[Rows from a dataset of charts and code]
────────────────────

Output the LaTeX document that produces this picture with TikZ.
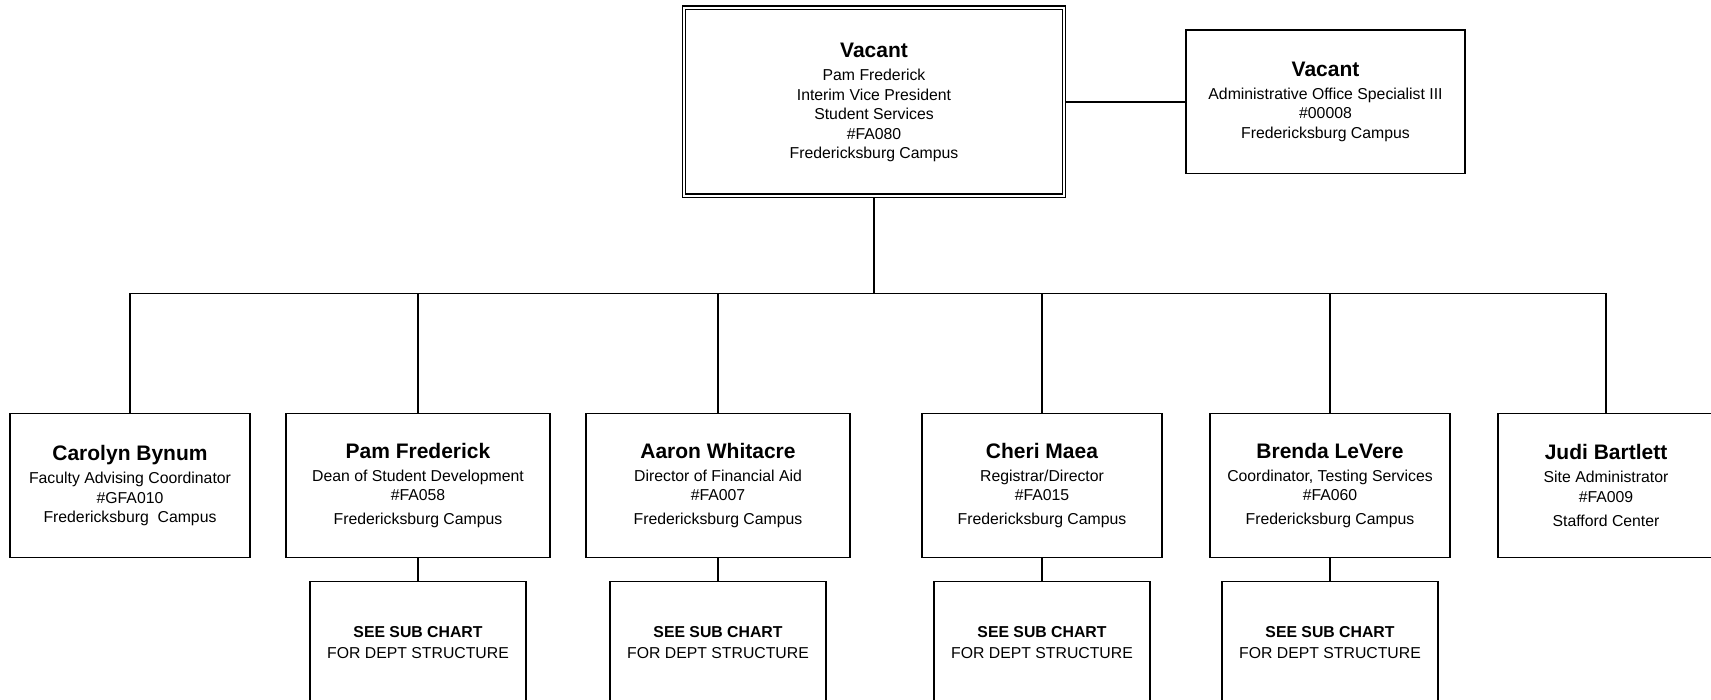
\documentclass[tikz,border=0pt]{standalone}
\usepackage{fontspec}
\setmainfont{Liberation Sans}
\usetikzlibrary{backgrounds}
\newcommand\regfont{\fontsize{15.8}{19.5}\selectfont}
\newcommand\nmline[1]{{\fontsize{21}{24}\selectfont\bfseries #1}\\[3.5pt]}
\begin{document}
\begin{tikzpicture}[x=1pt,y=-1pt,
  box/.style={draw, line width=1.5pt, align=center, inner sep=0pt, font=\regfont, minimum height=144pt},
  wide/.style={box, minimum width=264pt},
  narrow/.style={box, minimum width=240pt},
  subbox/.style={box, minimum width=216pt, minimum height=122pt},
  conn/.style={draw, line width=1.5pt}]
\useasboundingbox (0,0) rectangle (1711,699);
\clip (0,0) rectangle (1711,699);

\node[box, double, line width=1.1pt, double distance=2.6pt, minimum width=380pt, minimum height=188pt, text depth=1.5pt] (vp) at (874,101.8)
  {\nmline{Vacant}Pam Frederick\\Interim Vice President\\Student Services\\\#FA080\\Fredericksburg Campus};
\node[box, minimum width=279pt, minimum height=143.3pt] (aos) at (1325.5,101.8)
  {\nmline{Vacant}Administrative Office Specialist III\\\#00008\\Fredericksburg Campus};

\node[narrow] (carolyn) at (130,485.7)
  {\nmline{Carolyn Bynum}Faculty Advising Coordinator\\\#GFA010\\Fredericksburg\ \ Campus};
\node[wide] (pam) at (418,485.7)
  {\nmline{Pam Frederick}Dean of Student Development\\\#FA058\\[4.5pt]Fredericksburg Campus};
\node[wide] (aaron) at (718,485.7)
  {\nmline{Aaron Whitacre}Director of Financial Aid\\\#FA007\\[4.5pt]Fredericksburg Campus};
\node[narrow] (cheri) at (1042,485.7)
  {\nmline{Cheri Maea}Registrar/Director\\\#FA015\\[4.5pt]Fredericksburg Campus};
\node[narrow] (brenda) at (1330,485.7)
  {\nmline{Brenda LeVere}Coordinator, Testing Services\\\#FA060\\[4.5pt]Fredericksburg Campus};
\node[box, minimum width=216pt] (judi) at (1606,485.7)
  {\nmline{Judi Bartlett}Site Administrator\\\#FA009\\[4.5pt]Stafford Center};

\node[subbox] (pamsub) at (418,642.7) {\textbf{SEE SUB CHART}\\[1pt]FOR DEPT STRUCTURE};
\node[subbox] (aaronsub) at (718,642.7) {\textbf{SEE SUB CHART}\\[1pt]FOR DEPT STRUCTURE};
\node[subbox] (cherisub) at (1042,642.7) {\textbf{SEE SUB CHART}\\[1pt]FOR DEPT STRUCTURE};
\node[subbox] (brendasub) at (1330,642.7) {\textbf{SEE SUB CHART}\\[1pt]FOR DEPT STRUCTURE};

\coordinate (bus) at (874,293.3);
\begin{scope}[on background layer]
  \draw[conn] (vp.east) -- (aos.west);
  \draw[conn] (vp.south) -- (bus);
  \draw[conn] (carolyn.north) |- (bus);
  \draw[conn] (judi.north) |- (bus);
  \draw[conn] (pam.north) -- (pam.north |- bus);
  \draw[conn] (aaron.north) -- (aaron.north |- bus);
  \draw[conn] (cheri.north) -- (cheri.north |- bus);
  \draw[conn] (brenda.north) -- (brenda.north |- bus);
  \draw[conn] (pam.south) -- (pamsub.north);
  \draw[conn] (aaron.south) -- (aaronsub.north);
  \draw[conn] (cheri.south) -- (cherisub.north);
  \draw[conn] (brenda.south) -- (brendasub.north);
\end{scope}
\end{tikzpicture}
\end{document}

────────────────────

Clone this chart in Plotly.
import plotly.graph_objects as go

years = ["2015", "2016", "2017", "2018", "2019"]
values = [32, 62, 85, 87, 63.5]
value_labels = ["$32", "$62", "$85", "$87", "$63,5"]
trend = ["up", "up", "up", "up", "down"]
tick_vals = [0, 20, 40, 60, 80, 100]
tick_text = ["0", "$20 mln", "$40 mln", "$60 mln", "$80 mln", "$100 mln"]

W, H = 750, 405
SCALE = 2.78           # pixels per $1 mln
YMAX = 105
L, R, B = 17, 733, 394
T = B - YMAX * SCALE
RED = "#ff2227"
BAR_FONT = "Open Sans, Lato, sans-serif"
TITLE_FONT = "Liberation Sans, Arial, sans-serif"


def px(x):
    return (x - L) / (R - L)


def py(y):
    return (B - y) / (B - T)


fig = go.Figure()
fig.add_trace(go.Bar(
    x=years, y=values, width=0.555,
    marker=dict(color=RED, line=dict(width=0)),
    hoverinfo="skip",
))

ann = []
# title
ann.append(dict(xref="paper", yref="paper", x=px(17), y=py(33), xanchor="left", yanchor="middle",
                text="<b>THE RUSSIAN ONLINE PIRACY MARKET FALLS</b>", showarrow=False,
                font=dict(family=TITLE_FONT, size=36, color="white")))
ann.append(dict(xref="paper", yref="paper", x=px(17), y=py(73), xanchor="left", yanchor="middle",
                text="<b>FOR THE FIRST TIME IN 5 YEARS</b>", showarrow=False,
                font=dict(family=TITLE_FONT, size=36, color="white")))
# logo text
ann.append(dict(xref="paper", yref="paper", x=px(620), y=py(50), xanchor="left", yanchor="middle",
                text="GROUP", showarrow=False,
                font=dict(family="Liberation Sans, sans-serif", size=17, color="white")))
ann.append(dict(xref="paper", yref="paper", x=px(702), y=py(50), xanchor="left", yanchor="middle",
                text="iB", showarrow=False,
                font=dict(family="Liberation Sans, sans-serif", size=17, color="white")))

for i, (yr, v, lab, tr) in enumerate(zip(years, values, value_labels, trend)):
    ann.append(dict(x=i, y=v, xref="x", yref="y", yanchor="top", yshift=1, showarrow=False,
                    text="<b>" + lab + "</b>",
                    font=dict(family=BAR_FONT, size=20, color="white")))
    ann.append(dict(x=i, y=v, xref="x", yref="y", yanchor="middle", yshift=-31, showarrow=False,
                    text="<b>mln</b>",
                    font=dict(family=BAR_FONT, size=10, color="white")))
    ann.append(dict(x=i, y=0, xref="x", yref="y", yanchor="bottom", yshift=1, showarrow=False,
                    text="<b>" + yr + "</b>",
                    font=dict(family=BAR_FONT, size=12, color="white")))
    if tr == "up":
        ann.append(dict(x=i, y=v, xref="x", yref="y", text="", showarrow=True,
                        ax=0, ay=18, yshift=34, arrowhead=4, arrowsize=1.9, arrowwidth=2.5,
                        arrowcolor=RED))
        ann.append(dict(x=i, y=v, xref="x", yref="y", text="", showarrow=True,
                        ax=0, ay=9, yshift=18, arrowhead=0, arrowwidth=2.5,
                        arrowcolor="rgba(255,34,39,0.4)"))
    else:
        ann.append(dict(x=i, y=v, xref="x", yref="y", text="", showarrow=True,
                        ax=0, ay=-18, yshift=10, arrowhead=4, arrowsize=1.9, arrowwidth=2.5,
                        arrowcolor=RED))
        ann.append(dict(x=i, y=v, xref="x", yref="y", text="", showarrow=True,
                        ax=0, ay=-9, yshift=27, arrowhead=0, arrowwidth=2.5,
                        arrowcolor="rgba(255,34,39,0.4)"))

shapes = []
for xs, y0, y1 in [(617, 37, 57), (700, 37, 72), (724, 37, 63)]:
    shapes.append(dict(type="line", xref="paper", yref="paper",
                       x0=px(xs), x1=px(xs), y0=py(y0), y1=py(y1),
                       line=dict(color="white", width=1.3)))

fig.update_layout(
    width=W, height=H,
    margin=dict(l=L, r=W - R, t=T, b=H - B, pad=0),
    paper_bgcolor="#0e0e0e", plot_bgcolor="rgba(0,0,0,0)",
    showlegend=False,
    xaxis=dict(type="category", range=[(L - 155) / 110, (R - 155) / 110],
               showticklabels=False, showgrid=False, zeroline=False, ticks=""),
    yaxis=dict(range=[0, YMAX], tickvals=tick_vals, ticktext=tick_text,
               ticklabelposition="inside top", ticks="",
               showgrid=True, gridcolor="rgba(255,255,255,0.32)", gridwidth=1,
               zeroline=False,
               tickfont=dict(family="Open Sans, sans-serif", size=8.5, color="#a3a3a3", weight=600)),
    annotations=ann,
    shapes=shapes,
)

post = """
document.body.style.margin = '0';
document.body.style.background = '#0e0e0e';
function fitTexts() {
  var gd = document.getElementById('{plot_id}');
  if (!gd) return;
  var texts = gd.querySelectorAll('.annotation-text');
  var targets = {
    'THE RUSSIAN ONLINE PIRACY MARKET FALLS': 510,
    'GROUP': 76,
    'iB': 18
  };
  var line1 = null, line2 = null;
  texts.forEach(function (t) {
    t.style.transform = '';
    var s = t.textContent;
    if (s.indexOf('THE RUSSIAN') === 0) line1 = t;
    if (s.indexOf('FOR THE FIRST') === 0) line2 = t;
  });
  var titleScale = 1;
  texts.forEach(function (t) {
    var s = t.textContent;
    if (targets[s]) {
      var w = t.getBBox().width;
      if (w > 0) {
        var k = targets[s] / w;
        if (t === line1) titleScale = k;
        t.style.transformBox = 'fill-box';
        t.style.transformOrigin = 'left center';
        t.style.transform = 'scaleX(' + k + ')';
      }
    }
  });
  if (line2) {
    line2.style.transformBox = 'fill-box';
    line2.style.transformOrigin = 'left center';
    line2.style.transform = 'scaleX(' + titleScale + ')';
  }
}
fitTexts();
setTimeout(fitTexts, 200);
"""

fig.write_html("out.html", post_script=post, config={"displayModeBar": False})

────────────────────

PROBLEM STATEMENT -> In the listing above, find the line with "Output the LaTeX" and the line with "Office Specialist III\\\#00008\\Fredericksburg". Set down exactly those lines and everything between them, skipping pictures.

FULL ANSWER ->
Output the LaTeX document that produces this picture with TikZ.
\documentclass[tikz,border=0pt]{standalone}
\usepackage{fontspec}
\setmainfont{Liberation Sans}
\usetikzlibrary{backgrounds}
\newcommand\regfont{\fontsize{15.8}{19.5}\selectfont}
\newcommand\nmline[1]{{\fontsize{21}{24}\selectfont\bfseries #1}\\[3.5pt]}
\begin{document}
\begin{tikzpicture}[x=1pt,y=-1pt,
  box/.style={draw, line width=1.5pt, align=center, inner sep=0pt, font=\regfont, minimum height=144pt},
  wide/.style={box, minimum width=264pt},
  narrow/.style={box, minimum width=240pt},
  subbox/.style={box, minimum width=216pt, minimum height=122pt},
  conn/.style={draw, line width=1.5pt}]
\useasboundingbox (0,0) rectangle (1711,699);
\clip (0,0) rectangle (1711,699);

\node[box, double, line width=1.1pt, double distance=2.6pt, minimum width=380pt, minimum height=188pt, text depth=1.5pt] (vp) at (874,101.8)
  {\nmline{Vacant}Pam Frederick\\Interim Vice President\\Student Services\\\#FA080\\Fredericksburg Campus};
\node[box, minimum width=279pt, minimum height=143.3pt] (aos) at (1325.5,101.8)
  {\nmline{Vacant}Administrative Office Specialist III\\\#00008\\Fredericksburg Campus};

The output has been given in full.